Find the lines with the string "this" and return them.

Information provided
* Start *
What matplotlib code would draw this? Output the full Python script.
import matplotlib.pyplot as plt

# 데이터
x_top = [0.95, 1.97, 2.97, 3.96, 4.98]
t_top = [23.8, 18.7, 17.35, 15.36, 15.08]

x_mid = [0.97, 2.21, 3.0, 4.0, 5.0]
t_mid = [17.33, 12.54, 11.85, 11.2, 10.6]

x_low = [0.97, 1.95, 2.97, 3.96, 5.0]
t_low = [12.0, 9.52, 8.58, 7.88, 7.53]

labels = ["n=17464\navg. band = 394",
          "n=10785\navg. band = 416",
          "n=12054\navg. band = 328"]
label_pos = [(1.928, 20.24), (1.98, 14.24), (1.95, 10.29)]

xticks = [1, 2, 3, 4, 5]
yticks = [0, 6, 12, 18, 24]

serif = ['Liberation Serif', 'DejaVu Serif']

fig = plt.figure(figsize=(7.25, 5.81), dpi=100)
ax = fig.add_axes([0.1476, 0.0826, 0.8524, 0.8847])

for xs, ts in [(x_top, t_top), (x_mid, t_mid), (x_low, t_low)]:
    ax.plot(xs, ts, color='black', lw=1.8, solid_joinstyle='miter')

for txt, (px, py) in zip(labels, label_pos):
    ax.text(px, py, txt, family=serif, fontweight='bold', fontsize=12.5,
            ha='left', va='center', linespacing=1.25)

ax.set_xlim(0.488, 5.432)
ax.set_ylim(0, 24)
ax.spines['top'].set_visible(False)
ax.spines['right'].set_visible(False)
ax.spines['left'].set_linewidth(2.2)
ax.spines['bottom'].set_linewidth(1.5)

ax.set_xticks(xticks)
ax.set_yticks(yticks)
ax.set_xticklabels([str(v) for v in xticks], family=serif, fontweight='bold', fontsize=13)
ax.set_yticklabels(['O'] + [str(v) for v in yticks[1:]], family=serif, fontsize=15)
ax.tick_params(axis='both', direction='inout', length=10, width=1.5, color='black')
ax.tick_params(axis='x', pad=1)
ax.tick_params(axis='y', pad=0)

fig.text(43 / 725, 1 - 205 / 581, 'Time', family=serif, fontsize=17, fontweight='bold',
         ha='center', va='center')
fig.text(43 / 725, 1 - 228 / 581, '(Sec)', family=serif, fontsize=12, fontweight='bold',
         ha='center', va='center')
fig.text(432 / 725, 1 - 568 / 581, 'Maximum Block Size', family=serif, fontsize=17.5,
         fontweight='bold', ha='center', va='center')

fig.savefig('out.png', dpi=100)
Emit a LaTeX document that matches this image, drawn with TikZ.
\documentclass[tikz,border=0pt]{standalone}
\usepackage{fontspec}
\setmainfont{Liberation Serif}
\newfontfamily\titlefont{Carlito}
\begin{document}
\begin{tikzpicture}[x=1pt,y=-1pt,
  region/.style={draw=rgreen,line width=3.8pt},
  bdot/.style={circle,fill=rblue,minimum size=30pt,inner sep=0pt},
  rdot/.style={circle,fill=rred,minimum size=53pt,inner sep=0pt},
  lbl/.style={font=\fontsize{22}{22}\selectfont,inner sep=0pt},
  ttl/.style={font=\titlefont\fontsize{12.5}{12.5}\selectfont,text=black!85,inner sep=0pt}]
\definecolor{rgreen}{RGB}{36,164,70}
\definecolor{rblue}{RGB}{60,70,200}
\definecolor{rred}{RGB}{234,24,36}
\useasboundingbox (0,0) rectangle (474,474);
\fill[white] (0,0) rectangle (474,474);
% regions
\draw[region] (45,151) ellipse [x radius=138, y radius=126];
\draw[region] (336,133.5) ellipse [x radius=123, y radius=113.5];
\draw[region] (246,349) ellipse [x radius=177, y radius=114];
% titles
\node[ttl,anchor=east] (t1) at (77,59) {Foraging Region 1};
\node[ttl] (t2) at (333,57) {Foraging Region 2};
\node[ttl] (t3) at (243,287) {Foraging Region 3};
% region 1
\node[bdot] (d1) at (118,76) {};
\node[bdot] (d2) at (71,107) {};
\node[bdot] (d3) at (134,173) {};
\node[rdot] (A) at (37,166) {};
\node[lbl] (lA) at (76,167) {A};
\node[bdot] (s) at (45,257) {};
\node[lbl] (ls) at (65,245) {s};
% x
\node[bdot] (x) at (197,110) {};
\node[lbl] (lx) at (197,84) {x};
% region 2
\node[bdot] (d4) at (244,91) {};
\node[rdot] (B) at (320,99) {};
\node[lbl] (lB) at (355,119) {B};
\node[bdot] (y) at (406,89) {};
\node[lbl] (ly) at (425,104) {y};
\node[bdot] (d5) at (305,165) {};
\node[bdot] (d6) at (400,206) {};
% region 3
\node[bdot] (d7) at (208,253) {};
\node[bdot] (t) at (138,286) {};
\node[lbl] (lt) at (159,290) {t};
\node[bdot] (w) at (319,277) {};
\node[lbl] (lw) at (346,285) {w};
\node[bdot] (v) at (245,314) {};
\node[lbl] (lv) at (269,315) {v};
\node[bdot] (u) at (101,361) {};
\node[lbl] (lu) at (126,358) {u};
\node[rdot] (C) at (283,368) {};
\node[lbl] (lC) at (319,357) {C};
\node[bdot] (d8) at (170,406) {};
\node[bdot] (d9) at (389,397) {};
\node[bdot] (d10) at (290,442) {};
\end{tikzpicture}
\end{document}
* End *
Output of the task
What matplotlib code would draw this? Output the full Python script.
Emit a LaTeX document that matches this image, drawn with TikZ.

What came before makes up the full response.